(PROMPT)
Reproduce exactly the section that begins at the line containing "Output the Python" and ends at the line containing "tick_text = ['-0.2', '-0.1', '0', '0.1', '0.2']", both lines included; omit all other lines.

(RECORDED INFORMATION)
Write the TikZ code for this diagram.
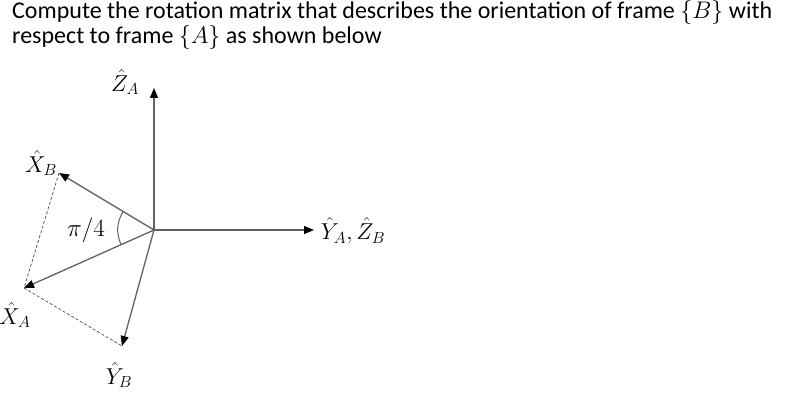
...
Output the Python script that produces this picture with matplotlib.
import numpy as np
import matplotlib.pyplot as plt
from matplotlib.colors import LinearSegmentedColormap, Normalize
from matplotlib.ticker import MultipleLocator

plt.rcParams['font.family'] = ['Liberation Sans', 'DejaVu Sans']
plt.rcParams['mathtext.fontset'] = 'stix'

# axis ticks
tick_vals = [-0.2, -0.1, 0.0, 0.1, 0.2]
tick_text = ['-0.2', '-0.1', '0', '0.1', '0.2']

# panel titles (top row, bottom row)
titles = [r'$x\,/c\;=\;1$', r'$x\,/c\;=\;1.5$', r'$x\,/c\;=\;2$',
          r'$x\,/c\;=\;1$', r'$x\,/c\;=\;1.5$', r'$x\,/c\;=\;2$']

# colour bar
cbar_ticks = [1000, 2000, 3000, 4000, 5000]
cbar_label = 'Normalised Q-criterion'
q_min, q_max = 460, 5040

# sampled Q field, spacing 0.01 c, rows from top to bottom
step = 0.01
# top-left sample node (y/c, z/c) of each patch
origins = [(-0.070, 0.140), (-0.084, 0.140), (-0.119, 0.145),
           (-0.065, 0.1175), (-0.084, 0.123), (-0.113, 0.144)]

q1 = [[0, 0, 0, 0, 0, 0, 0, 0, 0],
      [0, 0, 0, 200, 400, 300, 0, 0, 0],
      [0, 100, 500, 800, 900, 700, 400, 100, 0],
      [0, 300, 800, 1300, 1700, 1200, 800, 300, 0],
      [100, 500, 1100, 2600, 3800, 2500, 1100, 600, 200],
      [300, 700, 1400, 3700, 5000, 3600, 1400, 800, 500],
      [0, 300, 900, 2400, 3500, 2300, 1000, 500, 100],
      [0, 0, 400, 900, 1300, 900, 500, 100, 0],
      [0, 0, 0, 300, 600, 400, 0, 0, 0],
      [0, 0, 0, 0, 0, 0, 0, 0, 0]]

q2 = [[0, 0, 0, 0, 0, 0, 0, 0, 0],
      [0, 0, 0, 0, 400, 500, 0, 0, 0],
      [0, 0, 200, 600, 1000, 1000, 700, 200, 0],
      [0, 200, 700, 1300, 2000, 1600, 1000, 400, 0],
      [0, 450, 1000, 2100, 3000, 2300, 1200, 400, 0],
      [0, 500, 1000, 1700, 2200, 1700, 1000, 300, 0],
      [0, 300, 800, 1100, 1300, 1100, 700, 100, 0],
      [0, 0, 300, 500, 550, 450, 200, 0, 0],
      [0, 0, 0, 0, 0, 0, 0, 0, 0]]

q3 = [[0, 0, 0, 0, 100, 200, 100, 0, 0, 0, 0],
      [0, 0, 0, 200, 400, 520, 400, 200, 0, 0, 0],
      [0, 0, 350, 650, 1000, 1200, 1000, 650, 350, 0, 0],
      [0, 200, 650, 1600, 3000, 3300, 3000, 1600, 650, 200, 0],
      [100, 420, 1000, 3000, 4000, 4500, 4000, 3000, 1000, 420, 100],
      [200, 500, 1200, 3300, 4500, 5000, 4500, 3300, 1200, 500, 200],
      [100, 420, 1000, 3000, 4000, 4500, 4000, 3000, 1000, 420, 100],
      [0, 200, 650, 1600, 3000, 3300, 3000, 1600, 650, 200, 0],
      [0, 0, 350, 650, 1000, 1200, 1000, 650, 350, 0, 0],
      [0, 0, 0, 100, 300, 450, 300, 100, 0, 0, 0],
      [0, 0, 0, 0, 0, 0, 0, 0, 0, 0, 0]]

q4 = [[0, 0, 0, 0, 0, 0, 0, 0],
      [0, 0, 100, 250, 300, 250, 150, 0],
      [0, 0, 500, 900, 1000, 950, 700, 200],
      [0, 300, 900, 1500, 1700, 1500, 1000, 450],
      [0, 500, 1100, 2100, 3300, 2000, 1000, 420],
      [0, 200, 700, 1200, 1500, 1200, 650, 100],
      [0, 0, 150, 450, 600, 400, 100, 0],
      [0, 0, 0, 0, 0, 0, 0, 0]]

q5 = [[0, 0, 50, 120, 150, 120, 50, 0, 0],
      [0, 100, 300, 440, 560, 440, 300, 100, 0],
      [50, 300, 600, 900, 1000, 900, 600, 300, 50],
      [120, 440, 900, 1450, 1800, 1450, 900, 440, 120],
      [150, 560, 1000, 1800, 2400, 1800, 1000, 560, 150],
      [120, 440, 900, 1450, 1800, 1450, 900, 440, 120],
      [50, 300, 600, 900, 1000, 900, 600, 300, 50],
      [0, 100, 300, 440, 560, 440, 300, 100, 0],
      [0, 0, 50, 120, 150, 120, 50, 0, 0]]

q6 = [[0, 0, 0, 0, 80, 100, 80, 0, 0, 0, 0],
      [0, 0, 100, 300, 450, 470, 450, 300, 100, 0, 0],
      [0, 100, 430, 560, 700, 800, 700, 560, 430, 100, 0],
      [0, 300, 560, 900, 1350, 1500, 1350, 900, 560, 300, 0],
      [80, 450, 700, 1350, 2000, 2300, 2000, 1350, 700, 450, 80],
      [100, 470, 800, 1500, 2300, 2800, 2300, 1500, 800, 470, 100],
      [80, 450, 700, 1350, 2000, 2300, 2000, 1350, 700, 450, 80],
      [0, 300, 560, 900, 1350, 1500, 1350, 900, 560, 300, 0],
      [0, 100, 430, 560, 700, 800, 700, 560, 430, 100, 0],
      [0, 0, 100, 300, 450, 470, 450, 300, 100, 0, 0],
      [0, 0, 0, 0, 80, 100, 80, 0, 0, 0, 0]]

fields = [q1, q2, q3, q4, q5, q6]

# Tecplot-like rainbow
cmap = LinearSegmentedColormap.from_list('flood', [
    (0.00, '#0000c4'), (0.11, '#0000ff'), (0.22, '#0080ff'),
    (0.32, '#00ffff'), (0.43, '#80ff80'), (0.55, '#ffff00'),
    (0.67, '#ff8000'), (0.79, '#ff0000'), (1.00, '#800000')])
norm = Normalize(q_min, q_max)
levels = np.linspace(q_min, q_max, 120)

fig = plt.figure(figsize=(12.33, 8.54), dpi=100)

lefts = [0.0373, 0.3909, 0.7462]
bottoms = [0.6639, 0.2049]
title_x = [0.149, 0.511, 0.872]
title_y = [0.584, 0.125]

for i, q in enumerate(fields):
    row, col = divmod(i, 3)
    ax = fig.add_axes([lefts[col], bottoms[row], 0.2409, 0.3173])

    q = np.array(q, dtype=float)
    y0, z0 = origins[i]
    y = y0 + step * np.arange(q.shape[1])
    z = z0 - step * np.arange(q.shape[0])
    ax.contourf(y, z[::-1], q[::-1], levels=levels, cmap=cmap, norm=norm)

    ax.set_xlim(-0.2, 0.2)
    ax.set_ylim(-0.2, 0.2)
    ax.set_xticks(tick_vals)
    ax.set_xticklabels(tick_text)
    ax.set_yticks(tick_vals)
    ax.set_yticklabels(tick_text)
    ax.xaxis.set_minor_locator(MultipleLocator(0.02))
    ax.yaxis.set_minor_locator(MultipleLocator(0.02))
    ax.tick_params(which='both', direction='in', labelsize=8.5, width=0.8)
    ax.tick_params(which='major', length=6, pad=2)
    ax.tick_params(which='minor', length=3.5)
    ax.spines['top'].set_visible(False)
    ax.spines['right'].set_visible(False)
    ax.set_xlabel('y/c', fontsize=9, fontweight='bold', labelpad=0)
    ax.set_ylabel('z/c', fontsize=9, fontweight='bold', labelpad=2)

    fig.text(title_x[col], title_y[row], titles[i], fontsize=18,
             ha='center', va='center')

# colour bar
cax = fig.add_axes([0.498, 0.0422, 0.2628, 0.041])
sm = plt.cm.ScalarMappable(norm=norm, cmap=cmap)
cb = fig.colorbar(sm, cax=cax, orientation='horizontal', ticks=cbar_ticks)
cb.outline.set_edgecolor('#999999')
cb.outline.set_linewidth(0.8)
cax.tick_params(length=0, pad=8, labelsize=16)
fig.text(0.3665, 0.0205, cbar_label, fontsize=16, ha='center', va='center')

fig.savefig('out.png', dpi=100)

(EXERCISE ANSWER)
Output the Python script that produces this picture with matplotlib.
import numpy as np
import matplotlib.pyplot as plt
from matplotlib.colors import LinearSegmentedColormap, Normalize
from matplotlib.ticker import MultipleLocator

plt.rcParams['font.family'] = ['Liberation Sans', 'DejaVu Sans']
plt.rcParams['mathtext.fontset'] = 'stix'

# axis ticks
tick_vals = [-0.2, -0.1, 0.0, 0.1, 0.2]
tick_text = ['-0.2', '-0.1', '0', '0.1', '0.2']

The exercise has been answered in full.